** start of Given data **

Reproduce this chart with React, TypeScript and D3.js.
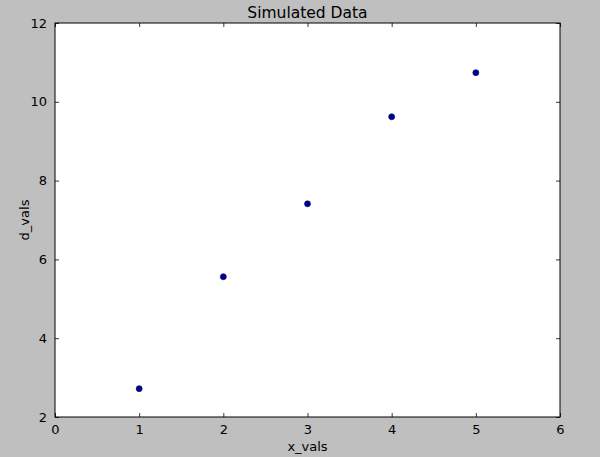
import * as d3 from 'd3';
import { useEffect, useRef } from 'react';

const xVals = [1, 2, 3, 4, 5];
const dVals = [2.72, 5.56, 7.41, 9.62, 10.74];
const xTicks = [0, 1, 2, 3, 4, 5, 6];
const yTicks = [2, 4, 6, 8, 10, 12];

const width = 600;
const height = 457;
const margin = { top: 23, right: 40, bottom: 40, left: 55 };
const font = 'DejaVu Sans, sans-serif';

export default function App() {
  const svgRef = useRef<SVGSVGElement>(null);

  useEffect(() => {
    const svgEl = d3.select(svgRef.current!);
    svgEl.selectAll('*').remove();

    const innerW = width - margin.left - margin.right;
    const innerH = height - margin.top - margin.bottom;

    const xScale = d3.scaleLinear().domain([0, 6]).range([0, innerW]);
    const yScale = d3.scaleLinear().domain([2, 12]).range([innerH, 0]);

    svgEl.append('rect').attr('width', width).attr('height', height).attr('fill', '#bfbfbf');

    const g = svgEl.append('g').attr('transform', `translate(${margin.left},${margin.top})`);

    g.append('rect').attr('width', innerW).attr('height', innerH).attr('fill', '#ffffff');

    const styleAxis = (sel: d3.Selection<SVGGElement, unknown, null, undefined>) => {
      sel.select('.domain').remove();
      sel.selectAll('.tick line').attr('stroke', '#000').attr('stroke-width', 0.8);
      sel.selectAll('.tick text').attr('fill', '#000');
      sel.attr('font-family', font).attr('font-size', 13);
    };

    // bottom / top
    g.append('g')
      .attr('transform', `translate(0,${innerH})`)
      .call(d3.axisBottom(xScale).tickValues(xTicks).tickFormat(d3.format('d')).tickSizeInner(-4).tickPadding(8))
      .call(styleAxis);
    g.append('g')
      .call(d3.axisTop(xScale).tickValues(xTicks).tickFormat(() => '').tickSizeInner(-4))
      .call(styleAxis);

    // left / right
    g.append('g')
      .call(d3.axisLeft(yScale).tickValues(yTicks).tickFormat(d3.format('d')).tickSizeInner(-4).tickPadding(8))
      .call(styleAxis);
    g.append('g')
      .attr('transform', `translate(${innerW},0)`)
      .call(d3.axisRight(yScale).tickValues(yTicks).tickFormat(() => '').tickSizeInner(-4))
      .call(styleAxis);

    g.append('rect')
      .attr('width', innerW)
      .attr('height', innerH)
      .attr('fill', 'none')
      .attr('stroke', '#000')
      .attr('stroke-width', 1);

    g.append('g')
      .selectAll('circle')
      .data(xVals.map((x, i) => [x, dVals[i]] as [number, number]))
      .enter()
      .append('circle')
      .attr('cx', (d) => xScale(d[0]))
      .attr('cy', (d) => yScale(d[1]))
      .attr('r', 3)
      .attr('fill', '#0000a0')
      .attr('stroke', '#000033')
      .attr('stroke-width', 0.6);

    svgEl.append('text')
      .attr('x', margin.left + innerW / 2)
      .attr('y', 18)
      .attr('text-anchor', 'middle')
      .attr('font-family', font)
      .attr('font-size', 15.5)
      .attr('fill', '#000')
      .text('Simulated Data');

    svgEl.append('text')
      .attr('x', margin.left + innerW / 2)
      .attr('y', 451)
      .attr('text-anchor', 'middle')
      .attr('font-family', font)
      .attr('font-size', 13)
      .attr('fill', '#000')
      .text('x_vals');

    svgEl.append('text')
      .attr('transform', `translate(29,${margin.top + innerH / 2}) rotate(-90)`)
      .attr('text-anchor', 'middle')
      .attr('font-family', font)
      .attr('font-size', 13)
      .attr('fill', '#000')
      .text('d_vals');
  }, []);

  return (
    <svg
      ref={svgRef}
      width={width}
      height={height}
      style={{ position: 'absolute', left: 0, top: 0, display: 'block' }}
    />
  );
}
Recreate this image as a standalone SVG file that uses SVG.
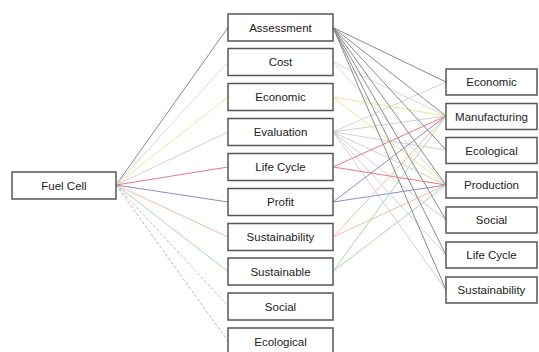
<svg xmlns="http://www.w3.org/2000/svg" width="539" height="352" viewBox="0 0 539 352">
<style>
.box{fill:#fff;stroke:#555;stroke-width:1.5}
.t{font-family:"Liberation Sans",Arial,sans-serif;font-size:11.5px;fill:#222;text-anchor:middle;dominant-baseline:central}
.c line{stroke-width:1;fill:none}
.g{stroke:#8a8a8a}
.lg{stroke:#d2d2d2}
.cs{stroke:#d2dfcc}
.y{stroke:#f3e29a}
.r{stroke:#ea7a84}
.p{stroke:#9488cc}
.o{stroke:#f3bca4}
.gr{stroke:#a4dca4}
.m{stroke:#eaa2cc;stroke-dasharray:3 2}
.b{stroke:#b0b0d8;stroke-dasharray:3 2}
</style>
<rect width="539" height="352" fill="#fff"/>
<g id="connectors" class="c">
<line class="g" x1="116" y1="185" x2="228" y2="27.5"/>
<line class="cs" x1="116" y1="185" x2="228" y2="62"/>
<line class="y" x1="116" y1="185" x2="228" y2="97"/>
<line class="lg" x1="116" y1="185" x2="228" y2="132"/>
<line class="r" x1="116" y1="185" x2="228" y2="167"/>
<line class="p" x1="116" y1="185" x2="228" y2="202"/>
<line class="o" x1="116" y1="185" x2="228" y2="237"/>
<line class="gr" x1="116" y1="185" x2="228" y2="271.5"/>
<line class="m" x1="116" y1="185" x2="228" y2="306"/>
<line class="b" x1="116" y1="185" x2="228" y2="341"/>

<line class="lg" x1="333" y1="132" x2="446" y2="82"/>
<line class="lg" x1="333" y1="132" x2="446" y2="116"/>
<line class="lg" x1="333" y1="132" x2="446" y2="150"/>
<line class="lg" x1="333" y1="132" x2="446" y2="185"/>
<line class="lg" x1="333" y1="132" x2="446" y2="220"/>
<line class="lg" x1="333" y1="132" x2="446" y2="255"/>
<line class="lg" x1="333" y1="132" x2="446" y2="290"/>
<line class="cs" x1="333" y1="62" x2="446" y2="116"/>
<line class="cs" x1="333" y1="62" x2="446" y2="185"/>
<line class="y" x1="333" y1="97" x2="446" y2="116"/>
<line class="y" x1="333" y1="97" x2="446" y2="185"/>
<line class="r" x1="333" y1="167" x2="446" y2="116"/>
<line class="r" x1="333" y1="167" x2="446" y2="185"/>
<line class="p" x1="333" y1="202" x2="446" y2="116"/>
<line class="p" x1="333" y1="202" x2="446" y2="185"/>
<line class="o" x1="333" y1="237" x2="446" y2="116"/>
<line class="o" x1="333" y1="237" x2="446" y2="185"/>
<line class="gr" x1="333" y1="271.5" x2="446" y2="116"/>
<line class="gr" x1="333" y1="271.5" x2="446" y2="185"/>
<line class="g" x1="333" y1="27.5" x2="446" y2="82"/>
<line class="g" x1="333" y1="27.5" x2="446" y2="116"/>
<line class="g" x1="333" y1="27.5" x2="446" y2="150"/>
<line class="g" x1="333" y1="27.5" x2="446" y2="185"/>
<line class="g" x1="333" y1="27.5" x2="446" y2="220"/>
<line class="g" x1="333" y1="27.5" x2="446" y2="255"/>
<line class="g" x1="333" y1="27.5" x2="446" y2="290"/>
</g>
<g id="fuel-cell"><rect class="box" x="12" y="172" width="104" height="27"/><text class="t" x="64" y="185.5">Fuel Cell</text></g>
<g id="m-assessment"><rect class="box" x="228" y="14" width="105" height="27"/><text class="t" x="280.5" y="27.5">Assessment</text></g>
<g id="m-cost"><rect class="box" x="228" y="48.5" width="105" height="27"/><text class="t" x="280.5" y="62">Cost</text></g>
<g id="m-economic"><rect class="box" x="228" y="83.5" width="105" height="27"/><text class="t" x="280.5" y="97">Economic</text></g>
<g id="m-evaluation"><rect class="box" x="228" y="118.5" width="105" height="27"/><text class="t" x="280.5" y="132">Evaluation</text></g>
<g id="m-lifecycle"><rect class="box" x="228" y="153.5" width="105" height="27"/><text class="t" x="280.5" y="167">Life Cycle</text></g>
<g id="m-profit"><rect class="box" x="228" y="188.5" width="105" height="27"/><text class="t" x="280.5" y="202">Profit</text></g>
<g id="m-sustainability"><rect class="box" x="228" y="223.5" width="105" height="27"/><text class="t" x="280.5" y="237">Sustainability</text></g>
<g id="m-sustainable"><rect class="box" x="228" y="258" width="105" height="27"/><text class="t" x="280.5" y="271.5">Sustainable</text></g>
<g id="m-social"><rect class="box" x="228" y="293" width="105" height="27"/><text class="t" x="280.5" y="306.5">Social</text></g>
<g id="m-ecological"><rect class="box" x="228" y="328" width="105" height="27"/><text class="t" x="280.5" y="341.5">Ecological</text></g>
<g id="r-economic"><rect class="box" x="446" y="69" width="91" height="26"/><text class="t" x="491.5" y="82">Economic</text></g>
<g id="r-manufacturing"><rect class="box" x="446" y="103.5" width="91" height="26"/><text class="t" x="491.5" y="116.5">Manufacturing</text></g>
<g id="r-ecological"><rect class="box" x="446" y="137.5" width="91" height="26"/><text class="t" x="491.5" y="150.5">Ecological</text></g>
<g id="r-production"><rect class="box" x="446" y="172" width="91" height="26"/><text class="t" x="491.5" y="185">Production</text></g>
<g id="r-social"><rect class="box" x="446" y="207" width="91" height="26"/><text class="t" x="491.5" y="220">Social</text></g>
<g id="r-lifecycle"><rect class="box" x="446" y="242" width="91" height="26"/><text class="t" x="491.5" y="255">Life Cycle</text></g>
<g id="r-sustainability"><rect class="box" x="446" y="277" width="91" height="26"/><text class="t" x="491.5" y="290">Sustainability</text></g>
</svg>
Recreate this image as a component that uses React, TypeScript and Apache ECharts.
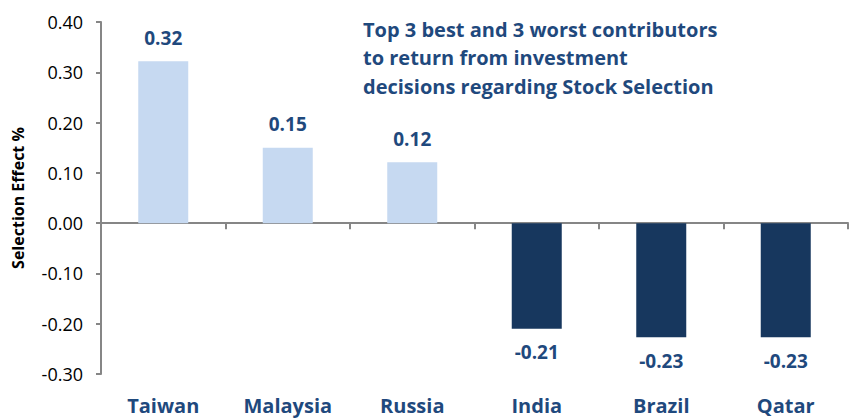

** end of Given data **

### The problem
Include the first line of the records, the line containing "innerW).attr('height', innerH).attr('fill', '#ffffff');", and every line between them, repeated exactly. Skip the pictures.

### Result for this exercise
Reproduce this chart with React, TypeScript and D3.js.
import * as d3 from 'd3';
import { useEffect, useRef } from 'react';

const xVals = [1, 2, 3, 4, 5];
const dVals = [2.72, 5.56, 7.41, 9.62, 10.74];
const xTicks = [0, 1, 2, 3, 4, 5, 6];
const yTicks = [2, 4, 6, 8, 10, 12];

const width = 600;
const height = 457;
const margin = { top: 23, right: 40, bottom: 40, left: 55 };
const font = 'DejaVu Sans, sans-serif';

export default function App() {
  const svgRef = useRef<SVGSVGElement>(null);

  useEffect(() => {
    const svgEl = d3.select(svgRef.current!);
    svgEl.selectAll('*').remove();

    const innerW = width - margin.left - margin.right;
    const innerH = height - margin.top - margin.bottom;

    const xScale = d3.scaleLinear().domain([0, 6]).range([0, innerW]);
    const yScale = d3.scaleLinear().domain([2, 12]).range([innerH, 0]);

    svgEl.append('rect').attr('width', width).attr('height', height).attr('fill', '#bfbfbf');

    const g = svgEl.append('g').attr('transform', `translate(${margin.left},${margin.top})`);

    g.append('rect').attr('width', innerW).attr('height', innerH).attr('fill', '#ffffff');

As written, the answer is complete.